_What is being asked:_ Set down the lines that begin at the top of the records and end with the line containing "49.7, 59.2, 75.0]", and drop every picture.

(Lines of data)
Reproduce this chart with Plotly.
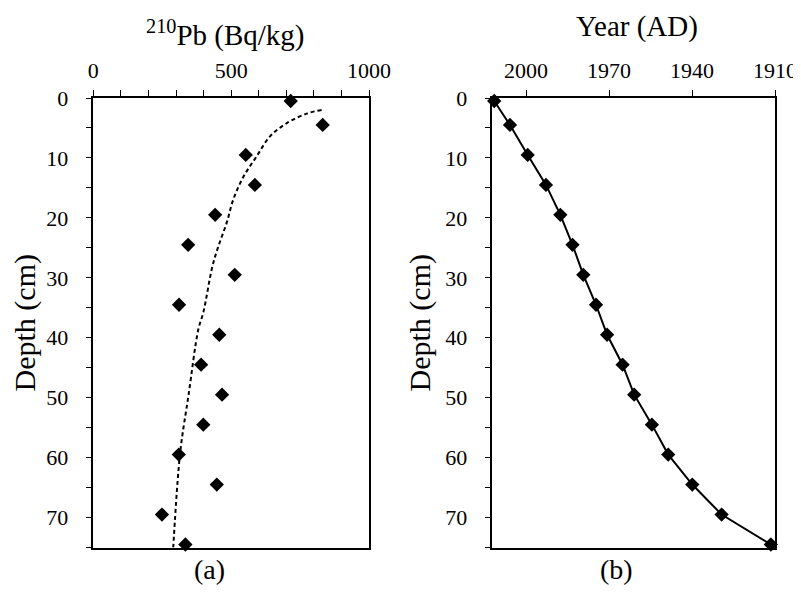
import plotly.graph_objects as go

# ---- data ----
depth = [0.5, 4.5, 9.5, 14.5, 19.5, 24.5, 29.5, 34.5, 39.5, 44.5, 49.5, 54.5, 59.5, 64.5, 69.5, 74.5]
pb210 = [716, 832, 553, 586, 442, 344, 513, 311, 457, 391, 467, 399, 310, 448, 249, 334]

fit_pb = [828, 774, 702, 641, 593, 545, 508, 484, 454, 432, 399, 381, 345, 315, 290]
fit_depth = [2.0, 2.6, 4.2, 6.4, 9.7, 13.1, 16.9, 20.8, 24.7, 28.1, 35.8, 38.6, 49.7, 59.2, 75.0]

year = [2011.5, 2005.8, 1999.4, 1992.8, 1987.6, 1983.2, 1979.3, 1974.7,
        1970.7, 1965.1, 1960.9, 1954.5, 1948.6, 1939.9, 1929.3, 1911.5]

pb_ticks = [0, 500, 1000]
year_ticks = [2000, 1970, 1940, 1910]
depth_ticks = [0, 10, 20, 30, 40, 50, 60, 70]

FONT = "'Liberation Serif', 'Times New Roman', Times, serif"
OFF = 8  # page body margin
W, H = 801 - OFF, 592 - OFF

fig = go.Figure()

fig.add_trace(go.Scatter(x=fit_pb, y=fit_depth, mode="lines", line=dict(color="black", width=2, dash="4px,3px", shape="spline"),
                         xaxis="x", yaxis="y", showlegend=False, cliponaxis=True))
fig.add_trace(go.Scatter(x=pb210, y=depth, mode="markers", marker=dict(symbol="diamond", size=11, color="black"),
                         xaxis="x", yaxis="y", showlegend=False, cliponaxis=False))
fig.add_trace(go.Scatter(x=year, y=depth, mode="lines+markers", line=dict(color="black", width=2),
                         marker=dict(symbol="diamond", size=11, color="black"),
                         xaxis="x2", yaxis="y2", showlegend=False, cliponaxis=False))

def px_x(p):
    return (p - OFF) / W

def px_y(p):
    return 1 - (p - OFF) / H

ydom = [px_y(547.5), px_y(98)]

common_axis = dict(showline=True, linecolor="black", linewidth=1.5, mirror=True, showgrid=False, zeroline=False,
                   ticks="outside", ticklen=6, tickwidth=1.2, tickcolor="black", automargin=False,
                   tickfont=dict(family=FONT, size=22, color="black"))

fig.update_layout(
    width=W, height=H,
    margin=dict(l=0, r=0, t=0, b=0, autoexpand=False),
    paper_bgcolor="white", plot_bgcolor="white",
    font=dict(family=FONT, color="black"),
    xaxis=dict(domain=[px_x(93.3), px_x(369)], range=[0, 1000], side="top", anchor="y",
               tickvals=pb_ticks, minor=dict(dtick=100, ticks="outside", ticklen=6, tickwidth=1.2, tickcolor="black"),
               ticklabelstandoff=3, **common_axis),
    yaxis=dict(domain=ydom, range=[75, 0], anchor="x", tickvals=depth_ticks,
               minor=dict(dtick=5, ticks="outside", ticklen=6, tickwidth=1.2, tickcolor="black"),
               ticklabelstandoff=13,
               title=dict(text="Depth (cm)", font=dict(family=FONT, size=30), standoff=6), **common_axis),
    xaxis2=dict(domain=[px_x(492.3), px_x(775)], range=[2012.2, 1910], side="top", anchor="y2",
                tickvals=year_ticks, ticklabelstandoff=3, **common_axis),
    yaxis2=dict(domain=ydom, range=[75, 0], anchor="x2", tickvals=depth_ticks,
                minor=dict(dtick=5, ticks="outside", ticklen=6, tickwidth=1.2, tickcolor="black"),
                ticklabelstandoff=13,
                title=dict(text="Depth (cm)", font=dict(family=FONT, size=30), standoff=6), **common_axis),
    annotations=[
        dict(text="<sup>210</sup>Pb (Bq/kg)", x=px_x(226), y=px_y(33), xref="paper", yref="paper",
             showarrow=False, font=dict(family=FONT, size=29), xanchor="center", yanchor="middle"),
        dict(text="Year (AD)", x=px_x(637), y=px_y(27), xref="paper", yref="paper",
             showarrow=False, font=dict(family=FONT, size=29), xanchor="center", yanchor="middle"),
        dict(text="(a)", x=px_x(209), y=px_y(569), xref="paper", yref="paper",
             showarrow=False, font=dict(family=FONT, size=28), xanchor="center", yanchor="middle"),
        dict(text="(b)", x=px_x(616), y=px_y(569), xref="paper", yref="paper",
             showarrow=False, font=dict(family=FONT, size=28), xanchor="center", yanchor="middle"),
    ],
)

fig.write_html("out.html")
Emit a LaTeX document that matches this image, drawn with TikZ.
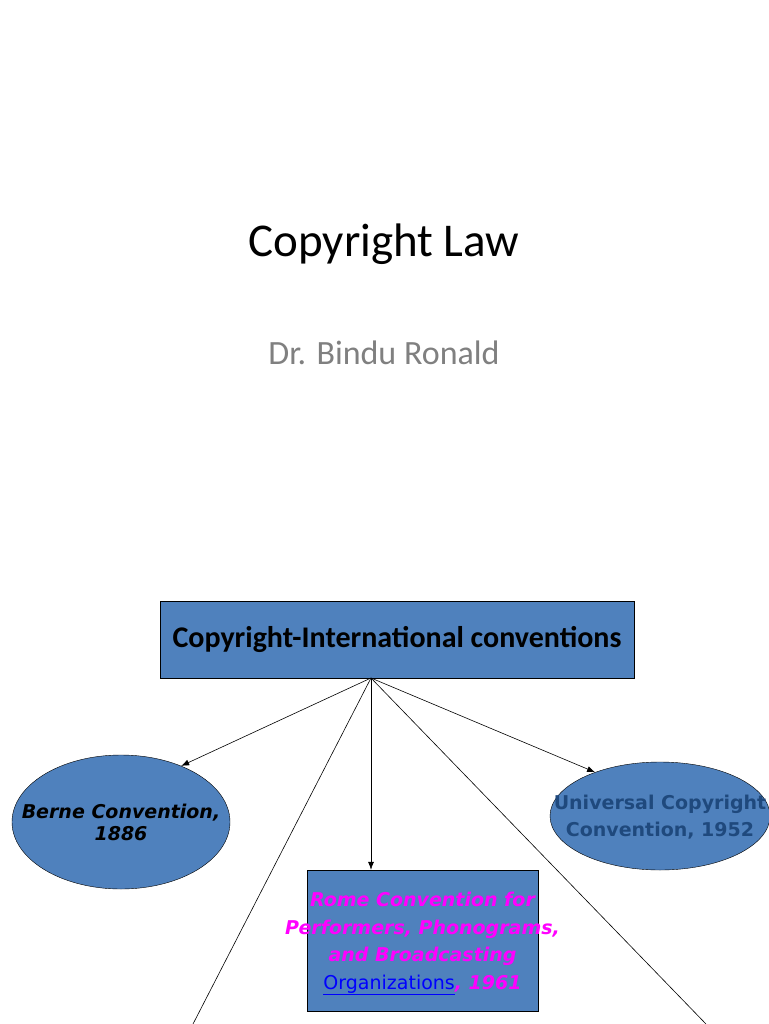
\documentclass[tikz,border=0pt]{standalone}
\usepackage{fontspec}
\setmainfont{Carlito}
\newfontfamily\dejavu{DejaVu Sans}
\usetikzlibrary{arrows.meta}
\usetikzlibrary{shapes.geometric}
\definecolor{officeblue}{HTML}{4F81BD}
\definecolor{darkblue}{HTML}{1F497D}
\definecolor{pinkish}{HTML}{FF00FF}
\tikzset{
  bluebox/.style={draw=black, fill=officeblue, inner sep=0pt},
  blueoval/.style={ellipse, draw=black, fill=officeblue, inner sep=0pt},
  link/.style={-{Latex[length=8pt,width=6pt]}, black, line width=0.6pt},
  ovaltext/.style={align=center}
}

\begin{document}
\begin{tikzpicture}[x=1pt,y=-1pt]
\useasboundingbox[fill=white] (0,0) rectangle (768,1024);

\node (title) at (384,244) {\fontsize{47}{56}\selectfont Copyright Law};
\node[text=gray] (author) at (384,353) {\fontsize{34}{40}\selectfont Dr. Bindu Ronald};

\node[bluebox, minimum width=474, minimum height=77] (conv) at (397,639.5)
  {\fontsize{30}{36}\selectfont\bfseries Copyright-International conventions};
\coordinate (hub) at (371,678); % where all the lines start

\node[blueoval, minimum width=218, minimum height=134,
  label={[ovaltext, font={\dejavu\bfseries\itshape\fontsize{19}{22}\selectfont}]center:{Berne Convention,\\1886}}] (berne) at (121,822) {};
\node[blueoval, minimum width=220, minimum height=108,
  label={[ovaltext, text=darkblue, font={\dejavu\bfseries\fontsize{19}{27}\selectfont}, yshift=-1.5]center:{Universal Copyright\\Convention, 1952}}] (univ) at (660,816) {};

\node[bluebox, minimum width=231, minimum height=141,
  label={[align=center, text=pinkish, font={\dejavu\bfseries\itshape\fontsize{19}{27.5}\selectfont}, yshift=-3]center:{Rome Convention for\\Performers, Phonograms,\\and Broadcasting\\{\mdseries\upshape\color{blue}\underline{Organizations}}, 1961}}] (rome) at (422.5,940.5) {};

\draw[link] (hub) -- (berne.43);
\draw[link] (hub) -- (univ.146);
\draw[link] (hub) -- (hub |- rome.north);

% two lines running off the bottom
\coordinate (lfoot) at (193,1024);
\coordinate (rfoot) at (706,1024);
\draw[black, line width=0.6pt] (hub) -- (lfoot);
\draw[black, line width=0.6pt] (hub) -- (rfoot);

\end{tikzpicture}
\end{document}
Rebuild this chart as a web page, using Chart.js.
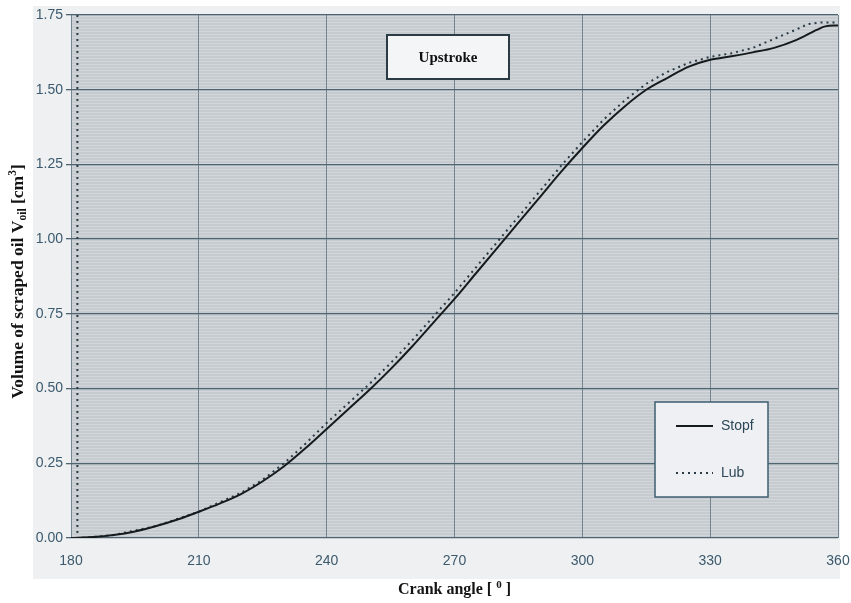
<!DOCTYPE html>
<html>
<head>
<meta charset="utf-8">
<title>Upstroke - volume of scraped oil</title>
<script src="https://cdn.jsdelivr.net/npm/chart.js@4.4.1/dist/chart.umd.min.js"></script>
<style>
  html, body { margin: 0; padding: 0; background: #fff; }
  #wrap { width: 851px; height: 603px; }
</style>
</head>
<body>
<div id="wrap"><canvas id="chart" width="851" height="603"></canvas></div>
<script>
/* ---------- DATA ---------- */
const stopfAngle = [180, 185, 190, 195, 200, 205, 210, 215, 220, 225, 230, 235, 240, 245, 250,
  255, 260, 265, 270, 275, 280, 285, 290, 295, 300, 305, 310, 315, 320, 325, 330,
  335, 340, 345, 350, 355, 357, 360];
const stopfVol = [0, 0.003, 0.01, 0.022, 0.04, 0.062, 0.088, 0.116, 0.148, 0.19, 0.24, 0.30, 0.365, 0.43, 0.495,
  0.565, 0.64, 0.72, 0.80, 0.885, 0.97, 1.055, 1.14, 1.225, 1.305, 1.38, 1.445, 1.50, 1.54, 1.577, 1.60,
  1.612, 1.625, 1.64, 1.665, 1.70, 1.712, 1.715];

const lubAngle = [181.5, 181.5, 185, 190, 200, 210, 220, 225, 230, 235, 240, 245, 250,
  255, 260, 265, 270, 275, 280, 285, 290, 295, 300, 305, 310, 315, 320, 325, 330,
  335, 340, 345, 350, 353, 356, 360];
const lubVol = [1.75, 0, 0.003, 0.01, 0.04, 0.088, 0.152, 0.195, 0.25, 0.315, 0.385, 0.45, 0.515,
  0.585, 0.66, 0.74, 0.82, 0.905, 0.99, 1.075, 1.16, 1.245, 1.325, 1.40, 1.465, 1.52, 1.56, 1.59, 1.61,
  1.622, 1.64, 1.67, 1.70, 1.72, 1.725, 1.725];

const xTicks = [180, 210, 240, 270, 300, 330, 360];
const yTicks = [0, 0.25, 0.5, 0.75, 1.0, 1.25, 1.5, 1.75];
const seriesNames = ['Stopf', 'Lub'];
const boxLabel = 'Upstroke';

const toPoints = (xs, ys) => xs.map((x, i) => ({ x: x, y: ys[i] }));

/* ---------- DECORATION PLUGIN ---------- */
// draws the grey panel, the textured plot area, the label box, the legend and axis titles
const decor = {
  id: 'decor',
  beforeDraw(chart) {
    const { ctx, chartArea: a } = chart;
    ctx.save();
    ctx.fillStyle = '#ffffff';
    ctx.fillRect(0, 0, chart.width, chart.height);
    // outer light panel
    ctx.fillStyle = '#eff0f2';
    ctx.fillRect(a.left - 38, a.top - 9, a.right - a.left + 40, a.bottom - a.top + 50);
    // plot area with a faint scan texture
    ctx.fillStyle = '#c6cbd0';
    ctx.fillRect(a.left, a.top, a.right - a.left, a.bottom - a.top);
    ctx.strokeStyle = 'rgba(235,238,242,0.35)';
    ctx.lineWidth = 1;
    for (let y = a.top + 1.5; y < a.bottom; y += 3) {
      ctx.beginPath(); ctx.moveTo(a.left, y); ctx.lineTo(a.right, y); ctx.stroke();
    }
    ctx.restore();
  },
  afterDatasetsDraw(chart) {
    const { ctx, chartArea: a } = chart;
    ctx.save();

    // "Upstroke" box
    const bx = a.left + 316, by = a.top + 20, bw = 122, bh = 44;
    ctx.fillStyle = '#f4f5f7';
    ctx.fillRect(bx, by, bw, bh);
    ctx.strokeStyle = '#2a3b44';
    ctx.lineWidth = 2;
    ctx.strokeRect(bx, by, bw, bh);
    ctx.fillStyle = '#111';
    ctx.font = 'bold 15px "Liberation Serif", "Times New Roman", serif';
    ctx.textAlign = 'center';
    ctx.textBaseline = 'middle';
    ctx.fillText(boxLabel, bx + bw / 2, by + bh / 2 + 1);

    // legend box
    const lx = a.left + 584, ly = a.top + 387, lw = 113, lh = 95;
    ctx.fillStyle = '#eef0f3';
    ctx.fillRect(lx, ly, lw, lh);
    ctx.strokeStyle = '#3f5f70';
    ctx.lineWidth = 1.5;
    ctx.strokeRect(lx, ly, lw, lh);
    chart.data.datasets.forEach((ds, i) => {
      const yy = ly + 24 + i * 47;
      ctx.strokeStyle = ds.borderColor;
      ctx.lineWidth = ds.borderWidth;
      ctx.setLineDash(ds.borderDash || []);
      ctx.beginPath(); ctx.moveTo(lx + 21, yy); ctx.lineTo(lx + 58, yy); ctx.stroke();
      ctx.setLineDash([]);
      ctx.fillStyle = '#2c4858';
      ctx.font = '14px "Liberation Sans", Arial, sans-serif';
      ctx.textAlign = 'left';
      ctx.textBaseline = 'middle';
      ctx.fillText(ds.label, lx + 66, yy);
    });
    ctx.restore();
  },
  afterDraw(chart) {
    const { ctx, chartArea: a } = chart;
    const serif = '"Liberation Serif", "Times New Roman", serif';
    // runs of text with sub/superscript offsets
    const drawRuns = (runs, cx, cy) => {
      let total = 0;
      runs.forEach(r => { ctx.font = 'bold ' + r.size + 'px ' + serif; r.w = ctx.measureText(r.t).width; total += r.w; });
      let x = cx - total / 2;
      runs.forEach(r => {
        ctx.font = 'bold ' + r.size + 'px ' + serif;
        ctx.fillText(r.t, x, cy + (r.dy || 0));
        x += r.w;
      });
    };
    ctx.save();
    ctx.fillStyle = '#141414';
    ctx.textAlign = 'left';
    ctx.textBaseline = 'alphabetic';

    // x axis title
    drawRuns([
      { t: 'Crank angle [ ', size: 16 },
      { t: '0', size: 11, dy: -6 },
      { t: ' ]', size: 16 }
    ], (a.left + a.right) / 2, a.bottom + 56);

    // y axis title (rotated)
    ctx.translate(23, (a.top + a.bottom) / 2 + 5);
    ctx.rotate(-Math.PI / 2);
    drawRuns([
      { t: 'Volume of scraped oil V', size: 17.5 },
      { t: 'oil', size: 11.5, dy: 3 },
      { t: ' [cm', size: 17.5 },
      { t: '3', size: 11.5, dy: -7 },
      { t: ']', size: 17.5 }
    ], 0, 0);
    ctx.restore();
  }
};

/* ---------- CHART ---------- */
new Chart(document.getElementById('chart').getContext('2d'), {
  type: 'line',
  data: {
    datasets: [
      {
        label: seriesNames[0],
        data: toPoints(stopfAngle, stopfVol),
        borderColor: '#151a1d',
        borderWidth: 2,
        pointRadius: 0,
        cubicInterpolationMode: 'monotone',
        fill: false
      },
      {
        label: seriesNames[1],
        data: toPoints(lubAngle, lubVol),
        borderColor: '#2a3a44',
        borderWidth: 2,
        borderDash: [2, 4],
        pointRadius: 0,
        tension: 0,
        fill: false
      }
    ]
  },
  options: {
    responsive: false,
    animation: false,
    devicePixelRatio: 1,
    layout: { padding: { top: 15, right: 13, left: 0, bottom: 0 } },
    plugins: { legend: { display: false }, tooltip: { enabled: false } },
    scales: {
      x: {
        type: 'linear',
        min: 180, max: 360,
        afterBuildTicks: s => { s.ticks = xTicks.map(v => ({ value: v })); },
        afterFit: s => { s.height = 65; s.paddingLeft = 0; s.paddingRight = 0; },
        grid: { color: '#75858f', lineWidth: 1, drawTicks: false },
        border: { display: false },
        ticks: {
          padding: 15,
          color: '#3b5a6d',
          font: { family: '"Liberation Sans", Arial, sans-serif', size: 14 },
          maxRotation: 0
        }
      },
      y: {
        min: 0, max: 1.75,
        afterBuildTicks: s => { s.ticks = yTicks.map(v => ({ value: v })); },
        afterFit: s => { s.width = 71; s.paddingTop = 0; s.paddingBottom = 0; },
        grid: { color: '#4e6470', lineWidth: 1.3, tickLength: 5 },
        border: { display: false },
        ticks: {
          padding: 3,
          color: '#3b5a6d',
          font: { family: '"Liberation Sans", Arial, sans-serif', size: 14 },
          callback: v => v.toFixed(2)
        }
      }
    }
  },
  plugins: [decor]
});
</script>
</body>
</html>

_Output:_
Reproduce this chart with Plotly.
import plotly.graph_objects as go

# ---- data ----
depth = [0.5, 4.5, 9.5, 14.5, 19.5, 24.5, 29.5, 34.5, 39.5, 44.5, 49.5, 54.5, 59.5, 64.5, 69.5, 74.5]
pb210 = [716, 832, 553, 586, 442, 344, 513, 311, 457, 391, 467, 399, 310, 448, 249, 334]

fit_pb = [828, 774, 702, 641, 593, 545, 508, 484, 454, 432, 399, 381, 345, 315, 290]
fit_depth = [2.0, 2.6, 4.2, 6.4, 9.7, 13.1, 16.9, 20.8, 24.7, 28.1, 35.8, 38.6, 49.7, 59.2, 75.0]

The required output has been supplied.